TASK INSTRUCTIONS: Copy each line of the data below exactly, leaving out pictures.

◇ ◇ ◇ ◇ ◇ ◇ ◇

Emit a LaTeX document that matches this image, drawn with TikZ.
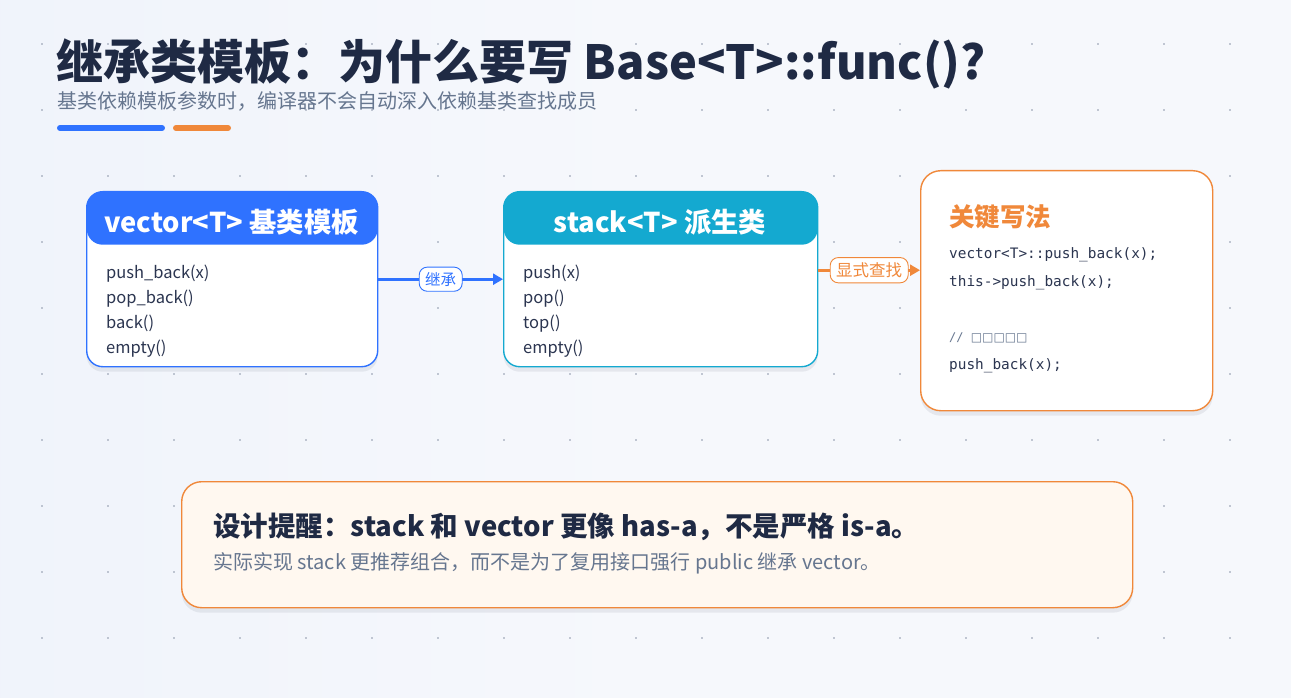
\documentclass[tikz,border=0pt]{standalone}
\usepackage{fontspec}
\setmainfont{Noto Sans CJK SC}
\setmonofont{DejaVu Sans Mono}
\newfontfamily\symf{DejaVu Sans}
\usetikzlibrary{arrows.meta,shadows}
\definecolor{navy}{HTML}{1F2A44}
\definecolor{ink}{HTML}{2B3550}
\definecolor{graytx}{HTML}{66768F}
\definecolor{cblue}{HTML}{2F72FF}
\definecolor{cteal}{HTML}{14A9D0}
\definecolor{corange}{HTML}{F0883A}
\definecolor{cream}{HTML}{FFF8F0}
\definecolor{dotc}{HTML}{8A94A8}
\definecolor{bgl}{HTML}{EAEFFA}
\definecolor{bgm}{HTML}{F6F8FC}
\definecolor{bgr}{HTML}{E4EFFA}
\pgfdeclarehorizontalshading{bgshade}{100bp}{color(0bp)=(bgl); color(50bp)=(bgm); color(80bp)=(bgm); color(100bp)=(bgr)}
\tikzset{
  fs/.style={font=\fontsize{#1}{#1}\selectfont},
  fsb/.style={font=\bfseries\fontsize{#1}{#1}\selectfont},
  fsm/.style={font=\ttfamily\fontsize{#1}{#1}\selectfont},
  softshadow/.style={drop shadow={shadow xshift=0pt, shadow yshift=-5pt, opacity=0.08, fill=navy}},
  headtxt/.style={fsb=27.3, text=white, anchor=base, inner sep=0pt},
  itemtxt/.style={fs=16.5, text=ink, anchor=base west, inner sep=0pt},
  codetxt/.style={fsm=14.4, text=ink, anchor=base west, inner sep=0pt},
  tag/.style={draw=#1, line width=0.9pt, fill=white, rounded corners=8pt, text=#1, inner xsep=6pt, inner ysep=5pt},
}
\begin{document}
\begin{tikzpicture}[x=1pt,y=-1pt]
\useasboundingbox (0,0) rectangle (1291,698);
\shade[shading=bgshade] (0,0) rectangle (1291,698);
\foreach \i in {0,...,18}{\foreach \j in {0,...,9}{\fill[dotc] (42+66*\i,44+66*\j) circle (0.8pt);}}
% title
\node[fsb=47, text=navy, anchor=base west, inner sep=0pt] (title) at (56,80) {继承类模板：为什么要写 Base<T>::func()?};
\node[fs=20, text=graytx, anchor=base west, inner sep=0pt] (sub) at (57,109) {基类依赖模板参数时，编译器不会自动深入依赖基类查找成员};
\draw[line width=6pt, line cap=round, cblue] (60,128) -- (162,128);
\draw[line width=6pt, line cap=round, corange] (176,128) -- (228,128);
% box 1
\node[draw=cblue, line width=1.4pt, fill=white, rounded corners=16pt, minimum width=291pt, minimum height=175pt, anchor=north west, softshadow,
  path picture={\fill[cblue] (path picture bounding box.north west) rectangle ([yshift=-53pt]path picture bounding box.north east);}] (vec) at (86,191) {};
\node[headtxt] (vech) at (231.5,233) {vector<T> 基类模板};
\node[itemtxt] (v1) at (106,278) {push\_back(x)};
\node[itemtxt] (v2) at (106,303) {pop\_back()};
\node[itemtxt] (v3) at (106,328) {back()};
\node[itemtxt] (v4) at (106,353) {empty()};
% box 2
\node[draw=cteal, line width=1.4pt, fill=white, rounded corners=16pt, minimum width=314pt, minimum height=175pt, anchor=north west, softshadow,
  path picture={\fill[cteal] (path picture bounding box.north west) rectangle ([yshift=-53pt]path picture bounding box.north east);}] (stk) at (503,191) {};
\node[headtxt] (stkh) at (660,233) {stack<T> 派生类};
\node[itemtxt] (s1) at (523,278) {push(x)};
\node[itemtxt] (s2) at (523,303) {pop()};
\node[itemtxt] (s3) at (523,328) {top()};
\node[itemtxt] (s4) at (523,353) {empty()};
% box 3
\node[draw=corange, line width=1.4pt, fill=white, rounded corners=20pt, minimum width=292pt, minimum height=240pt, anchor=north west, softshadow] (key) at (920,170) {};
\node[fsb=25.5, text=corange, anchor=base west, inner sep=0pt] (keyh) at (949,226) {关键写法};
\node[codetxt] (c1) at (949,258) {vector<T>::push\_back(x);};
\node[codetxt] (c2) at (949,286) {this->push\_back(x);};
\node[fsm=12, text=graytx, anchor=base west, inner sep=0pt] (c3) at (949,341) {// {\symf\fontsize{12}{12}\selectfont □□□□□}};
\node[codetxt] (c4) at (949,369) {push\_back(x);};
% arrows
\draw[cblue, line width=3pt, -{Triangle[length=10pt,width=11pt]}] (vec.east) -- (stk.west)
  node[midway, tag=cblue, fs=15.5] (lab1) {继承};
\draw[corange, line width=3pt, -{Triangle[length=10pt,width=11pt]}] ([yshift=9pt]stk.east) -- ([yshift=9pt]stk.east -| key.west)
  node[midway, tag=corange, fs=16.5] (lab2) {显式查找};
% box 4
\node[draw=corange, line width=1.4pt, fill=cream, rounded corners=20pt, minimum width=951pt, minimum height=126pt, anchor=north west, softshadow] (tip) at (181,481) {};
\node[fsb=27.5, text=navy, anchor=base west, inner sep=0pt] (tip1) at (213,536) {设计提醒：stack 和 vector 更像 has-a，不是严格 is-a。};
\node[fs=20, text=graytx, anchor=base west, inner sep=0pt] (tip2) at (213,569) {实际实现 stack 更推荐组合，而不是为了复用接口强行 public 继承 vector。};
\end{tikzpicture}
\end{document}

◇ ◇ ◇ ◇ ◇ ◇ ◇

WRITTEN SOLUTION:
Emit a LaTeX document that matches this image, drawn with TikZ.
\documentclass[tikz,border=0pt]{standalone}
\usepackage{fontspec}
\setmainfont{Noto Sans CJK SC}
\setmonofont{DejaVu Sans Mono}
\newfontfamily\symf{DejaVu Sans}
\usetikzlibrary{arrows.meta,shadows}
\definecolor{navy}{HTML}{1F2A44}
\definecolor{ink}{HTML}{2B3550}
\definecolor{graytx}{HTML}{66768F}
\definecolor{cblue}{HTML}{2F72FF}
\definecolor{cteal}{HTML}{14A9D0}
\definecolor{corange}{HTML}{F0883A}
\definecolor{cream}{HTML}{FFF8F0}
\definecolor{dotc}{HTML}{8A94A8}
\definecolor{bgl}{HTML}{EAEFFA}
\definecolor{bgm}{HTML}{F6F8FC}
\definecolor{bgr}{HTML}{E4EFFA}
\pgfdeclarehorizontalshading{bgshade}{100bp}{color(0bp)=(bgl); color(50bp)=(bgm); color(80bp)=(bgm); color(100bp)=(bgr)}
\tikzset{
  fs/.style={font=\fontsize{#1}{#1}\selectfont},
  fsb/.style={font=\bfseries\fontsize{#1}{#1}\selectfont},
  fsm/.style={font=\ttfamily\fontsize{#1}{#1}\selectfont},
  softshadow/.style={drop shadow={shadow xshift=0pt, shadow yshift=-5pt, opacity=0.08, fill=navy}},
  headtxt/.style={fsb=27.3, text=white, anchor=base, inner sep=0pt},
  itemtxt/.style={fs=16.5, text=ink, anchor=base west, inner sep=0pt},
  codetxt/.style={fsm=14.4, text=ink, anchor=base west, inner sep=0pt},
  tag/.style={draw=#1, line width=0.9pt, fill=white, rounded corners=8pt, text=#1, inner xsep=6pt, inner ysep=5pt},
}
\begin{document}
\begin{tikzpicture}[x=1pt,y=-1pt]
\useasboundingbox (0,0) rectangle (1291,698);
\shade[shading=bgshade] (0,0) rectangle (1291,698);
\foreach \i in {0,...,18}{\foreach \j in {0,...,9}{\fill[dotc] (42+66*\i,44+66*\j) circle (0.8pt);}}
% title
\node[fsb=47, text=navy, anchor=base west, inner sep=0pt] (title) at (56,80) {继承类模板：为什么要写 Base<T>::func()?};
\node[fs=20, text=graytx, anchor=base west, inner sep=0pt] (sub) at (57,109) {基类依赖模板参数时，编译器不会自动深入依赖基类查找成员};
\draw[line width=6pt, line cap=round, cblue] (60,128) -- (162,128);
\draw[line width=6pt, line cap=round, corange] (176,128) -- (228,128);
% box 1
\node[draw=cblue, line width=1.4pt, fill=white, rounded corners=16pt, minimum width=291pt, minimum height=175pt, anchor=north west, softshadow,
  path picture={\fill[cblue] (path picture bounding box.north west) rectangle ([yshift=-53pt]path picture bounding box.north east);}] (vec) at (86,191) {};
\node[headtxt] (vech) at (231.5,233) {vector<T> 基类模板};
\node[itemtxt] (v1) at (106,278) {push\_back(x)};
\node[itemtxt] (v2) at (106,303) {pop\_back()};
\node[itemtxt] (v3) at (106,328) {back()};
\node[itemtxt] (v4) at (106,353) {empty()};
% box 2
\node[draw=cteal, line width=1.4pt, fill=white, rounded corners=16pt, minimum width=314pt, minimum height=175pt, anchor=north west, softshadow,
  path picture={\fill[cteal] (path picture bounding box.north west) rectangle ([yshift=-53pt]path picture bounding box.north east);}] (stk) at (503,191) {};
\node[headtxt] (stkh) at (660,233) {stack<T> 派生类};
\node[itemtxt] (s1) at (523,278) {push(x)};
\node[itemtxt] (s2) at (523,303) {pop()};
\node[itemtxt] (s3) at (523,328) {top()};
\node[itemtxt] (s4) at (523,353) {empty()};
% box 3
\node[draw=corange, line width=1.4pt, fill=white, rounded corners=20pt, minimum width=292pt, minimum height=240pt, anchor=north west, softshadow] (key) at (920,170) {};
\node[fsb=25.5, text=corange, anchor=base west, inner sep=0pt] (keyh) at (949,226) {关键写法};
\node[codetxt] (c1) at (949,258) {vector<T>::push\_back(x);};
\node[codetxt] (c2) at (949,286) {this->push\_back(x);};
\node[fsm=12, text=graytx, anchor=base west, inner sep=0pt] (c3) at (949,341) {// {\symf\fontsize{12}{12}\selectfont □□□□□}};
\node[codetxt] (c4) at (949,369) {push\_back(x);};
% arrows
\draw[cblue, line width=3pt, -{Triangle[length=10pt,width=11pt]}] (vec.east) -- (stk.west)
  node[midway, tag=cblue, fs=15.5] (lab1) {继承};
\draw[corange, line width=3pt, -{Triangle[length=10pt,width=11pt]}] ([yshift=9pt]stk.east) -- ([yshift=9pt]stk.east -| key.west)
  node[midway, tag=corange, fs=16.5] (lab2) {显式查找};
% box 4
\node[draw=corange, line width=1.4pt, fill=cream, rounded corners=20pt, minimum width=951pt, minimum height=126pt, anchor=north west, softshadow] (tip) at (181,481) {};
\node[fsb=27.5, text=navy, anchor=base west, inner sep=0pt] (tip1) at (213,536) {设计提醒：stack 和 vector 更像 has-a，不是严格 is-a。};
\node[fs=20, text=graytx, anchor=base west, inner sep=0pt] (tip2) at (213,569) {实际实现 stack 更推荐组合，而不是为了复用接口强行 public 继承 vector。};
\end{tikzpicture}
\end{document}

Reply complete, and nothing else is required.